Companies are also working to extend the use of many popular natural fabrics. New processes are being developed to leverage wool in T-shirts and other athletic garments because it wicks very well.
“I don’t think any of these new materials makes sewing easier. In fact, it is making it harder because the wide variability of products and materials requires a high amount of configurability on the manufacturing side. These new fabrics sometimes drive how you tool and process things in a factory,” says Reddy. “They all have to be handled a little differently. However, SoftWear’s products are less affected by differences in materials because our vision and material manipulation systems work at the individual thread level.”
Within its mass-produced PFD line, The Coleman Co. Inc. has more than 100 different SKUs moving through the factory at any given time. Its ability to retool its fixtures to accommodate custom designs and new fabrics has helped the company become more flexible to meet consumer demands. “Over the past couple years we’ve moved to new fabrics that are more comfortable for the user. The challenge is the material moves around a lot easier and is more difficult to control during the sewing process,” says Jeff Schmitt, Coleman’s vice president of U.S. operations and global procurement. “We’ve had to overcome this with a series of revisions in our tooling and fixtures, but we have a solution now that works very well.”
Coleman gets about 60 percent of its materials and components from U.S. sources, including its thread which has to be UL-certified and U.S. Coast Guard-approved for strength and colorfastness. The company has not yet been able to get the required specification of UL-certified, CG-approved polyester in the U.S.
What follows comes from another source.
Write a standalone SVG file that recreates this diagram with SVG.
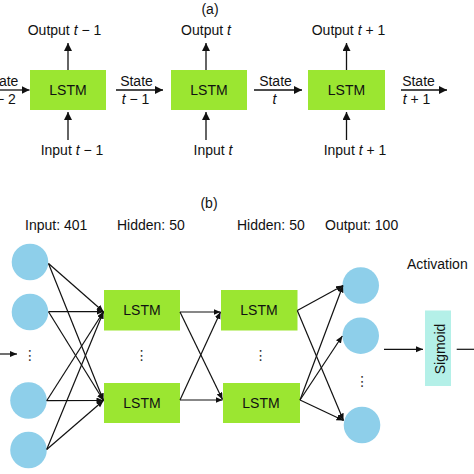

James Herstein, U.S. sales manager for Matic S.A., notes that some of the new eco-materials have required adjustments to weld them properly. Phifer Inc., for example, has a new eco-material with bio-based plasticizers for sun protection. “Getting the right settings on the welder has been a little more difficult because it’s such a different material from a standard PVC-coated material. It took longer, but is not impossible.”